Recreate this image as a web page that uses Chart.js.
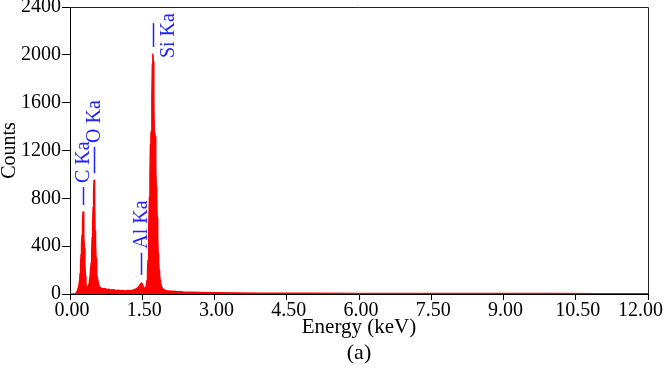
<!DOCTYPE html>
<html>
<head>
<meta charset="utf-8">
<title>EDS spectrum (a)</title>
<script src="https://cdn.jsdelivr.net/npm/chart.js@4.4.1/dist/chart.umd.min.js"></script>
<style>
    html, body { margin: 0; padding: 0; background: #ffffff; }
</style>
</head>
<body>
<canvas id="eds-chart" width="665" height="382"></canvas>
<script>
// EDS spectrum, panel (a): counts per energy channel, peaks tagged with their line name.

// ---------------------------------------------------------------------------
// Data
// ---------------------------------------------------------------------------
const energyKeV = [
    0.00, 0.10, 0.12, 0.14, 0.16, 0.18, 0.20, 0.21, 0.22, 0.23,
    0.24, 0.25, 0.26, 0.27, 0.28, 0.29, 0.30, 0.31, 0.32, 0.33,
    0.34, 0.36, 0.38, 0.40, 0.42, 0.44, 0.45, 0.46, 0.47, 0.48,
    0.49, 0.50, 0.51, 0.52, 0.53, 0.54, 0.55, 0.56, 0.58, 0.60,
    0.62, 0.65, 0.68, 0.72, 0.76, 0.80, 0.85, 0.90, 0.95, 1.00,
    1.05, 1.10, 1.15, 1.20, 1.25, 1.30, 1.35, 1.40, 1.43, 1.46,
    1.48, 1.50, 1.52, 1.54, 1.56, 1.58, 1.60, 1.61, 1.62, 1.63,
    1.64, 1.65, 1.66, 1.67, 1.68, 1.69, 1.70, 1.71, 1.72, 1.73,
    1.74, 1.75, 1.76, 1.77, 1.78, 1.79, 1.80, 1.81, 1.82, 1.83,
    1.84, 1.85, 1.86, 1.88, 1.90, 1.93, 1.96, 2.00, 2.10, 2.20,
    2.35, 2.50, 2.70, 3.00, 3.50, 4.00, 5.00, 6.00, 7.00, 8.00,
    9.00, 10.00, 11.00, 12.00
];
const counts = [
    0, 0, 4, 15, 35, 60, 110, 170, 250, 330,
    420, 490, 560, 690, 650, 490, 380, 250, 150, 95,
    70, 55, 60, 90, 160, 260, 340, 470, 560, 720,
    850, 955, 780, 530, 420, 300, 220, 160, 110, 75,
    55, 48, 42, 45, 38, 40, 34, 36, 30, 32,
    28, 30, 26, 30, 27, 32, 38, 50, 62, 80,
    92, 85, 62, 50, 48, 60, 110, 190, 280, 360,
    560, 810, 980, 1250, 1340, 1360, 1650, 1920, 2010, 1940,
    1600, 1350, 1340, 1320, 1050, 900, 810, 640, 480, 340,
    260, 200, 150, 95, 60, 42, 35, 28, 24, 20,
    16, 14, 12, 10, 8, 7, 6, 5, 5, 4,
    4, 4, 3, 3
];

// Peak identification marks
const peakNames  = ["C Ka", "O Ka", "Al Ka", "Si Ka"];
const peakEnergy = [0.276, 0.504, 1.468, 1.729];
const markFrom   = [745, 1010, 160, 2065];   // counts at lower end of tag line
const markTo     = [895, 1230, 345, 2265];   // counts at upper end of tag line

// Axis ticks
const xTickValues = [0, 1.5, 3, 4.5, 6, 7.5, 9, 10.5, 12];
const yTickValues = [0, 400, 800, 1200, 1600, 2000, 2400];

const SERIF = "'Liberation Serif', 'Times New Roman', serif";
const SPECTRUM_RED = "#ff0000";
const TAG_BLUE = "#2323ff";

// ---------------------------------------------------------------------------
// Extra drawing: plot frame, x tick labels, peak tags, panel caption
// ---------------------------------------------------------------------------
const edsExtras = {
    id: "edsExtras",
    afterDraw(chart) {
        const { ctx, chartArea: area, scales } = chart;
        const xs = scales.x;
        const ys = scales.y;
        ctx.save();

        // top and right edges of the frame
        ctx.strokeStyle = "#222";
        ctx.lineWidth = 1;
        ctx.beginPath();
        ctx.moveTo(area.left, area.top + 0.5);
        ctx.lineTo(area.right + 0.5, area.top + 0.5);
        ctx.lineTo(area.right + 0.5, area.bottom);
        ctx.stroke();

        // x tick labels, last one kept inside the canvas
        ctx.font = "20px " + SERIF;
        ctx.fillStyle = "#000";
        ctx.textAlign = "center";
        ctx.textBaseline = "alphabetic";
        xs.ticks.forEach((t) => {
            const label = t.value.toFixed(2);
            const w = ctx.measureText(label).width;
            let px = xs.getPixelForValue(t.value) + 2;
            px = Math.min(px, chart.width - w / 2 - 2);
            ctx.fillText(label, px, area.bottom + 22);
        });

        // peak tags: short vertical line with the name above it (or beside it near the top)
        ctx.strokeStyle = TAG_BLUE;
        ctx.fillStyle = TAG_BLUE;
        ctx.lineWidth = 1.5;
        peakNames.forEach((name, i) => {
            const px = Math.round(xs.getPixelForValue(peakEnergy[i])) + 0.5;
            const yLo = ys.getPixelForValue(markFrom[i]);
            const yHi = ys.getPixelForValue(markTo[i]);
            ctx.beginPath();
            ctx.moveTo(px, yLo);
            ctx.lineTo(px, yHi);
            ctx.stroke();

            const w = ctx.measureText(name).width;
            let tx = px;
            let ty = yHi - 4;
            if (ty - w < area.top) {
                tx = px + 15;
                ty = yLo + 11;
            }
            ctx.save();
            ctx.translate(tx, ty);
            ctx.rotate(-Math.PI / 2);
            ctx.textAlign = "left";
            ctx.textBaseline = "middle";
            ctx.fillText(name, 0, 0);
            ctx.restore();
        });

        // panel caption
        ctx.font = "22px " + SERIF;
        ctx.fillStyle = "#000";
        ctx.textAlign = "center";
        ctx.textBaseline = "middle";
        ctx.fillText("(a)", (area.left + area.right) / 2, 353);

        ctx.restore();
    },
};

// ---------------------------------------------------------------------------
// Chart
// ---------------------------------------------------------------------------
const points = energyKeV.map((e, i) => ({ x: e, y: counts[i] }));

new Chart(document.getElementById("eds-chart").getContext("2d"), {
    type: "line",
    data: {
        datasets: [
            {
                label: "Counts",
                data: points,
                borderColor: SPECTRUM_RED,
                backgroundColor: SPECTRUM_RED,
                borderWidth: 1.5,
                fill: "origin",
                pointRadius: 0,
                tension: 0,
            },
        ],
    },
    options: {
        responsive: false,
        animation: false,
        layout: { padding: { left: 0, right: 17, top: 7, bottom: 0 } },
        plugins: {
            legend: { display: false },
            tooltip: { enabled: false },
        },
        scales: {
            x: {
                type: "linear",
                min: 0,
                max: 12,
                afterBuildTicks: (s) => { s.ticks = xTickValues.map((v) => ({ value: v })); },
                ticks: { display: false },
                grid: { drawOnChartArea: false, drawTicks: true, tickLength: 6, tickColor: "#000" },
                border: { display: true, color: "#000", width: 1 },
                title: {
                    display: true,
                    text: "Energy (keV)",
                    color: "#000",
                    font: { family: SERIF, size: 21, lineHeight: 1.2 },
                    padding: { top: 0, bottom: 42 },
                },
                afterFit: (s) => { s.height = 88; s.paddingLeft = 0; s.paddingRight = 0; },
            },
            y: {
                type: "linear",
                min: 0,
                max: 2400,
                afterBuildTicks: (s) => { s.ticks = yTickValues.map((v) => ({ value: v })); },
                ticks: {
                    color: "#000",
                    font: { family: SERIF, size: 20 },
                    padding: 1,
                    callback: (v) => String(v),
                },
                grid: { drawOnChartArea: false, drawTicks: true, tickLength: 8, tickColor: "#000" },
                border: { display: true, color: "#000", width: 1 },
                title: {
                    display: true,
                    text: "Counts",
                    color: "#000",
                    font: { family: SERIF, size: 20, lineHeight: 1 },
                    padding: 0,
                },
                afterFit: (s) => { s.width = 70; s.paddingTop = 0; s.paddingBottom = 0; },
            },
        },
    },
    plugins: [edsExtras],
});
</script>
</body>
</html>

++++++++++++++++++++

» Exercise aim: Starting at the top of the listing above, please restate word for word each line up to and including the one that holds "their line name.", omitting every image.

» Final result:
Recreate this image as a web page that uses Chart.js.
<!DOCTYPE html>
<html>
<head>
<meta charset="utf-8">
<title>EDS spectrum (a)</title>
<script src="https://cdn.jsdelivr.net/npm/chart.js@4.4.1/dist/chart.umd.min.js"></script>
<style>
    html, body { margin: 0; padding: 0; background: #ffffff; }
</style>
</head>
<body>
<canvas id="eds-chart" width="665" height="382"></canvas>
<script>
// EDS spectrum, panel (a): counts per energy channel, peaks tagged with their line name.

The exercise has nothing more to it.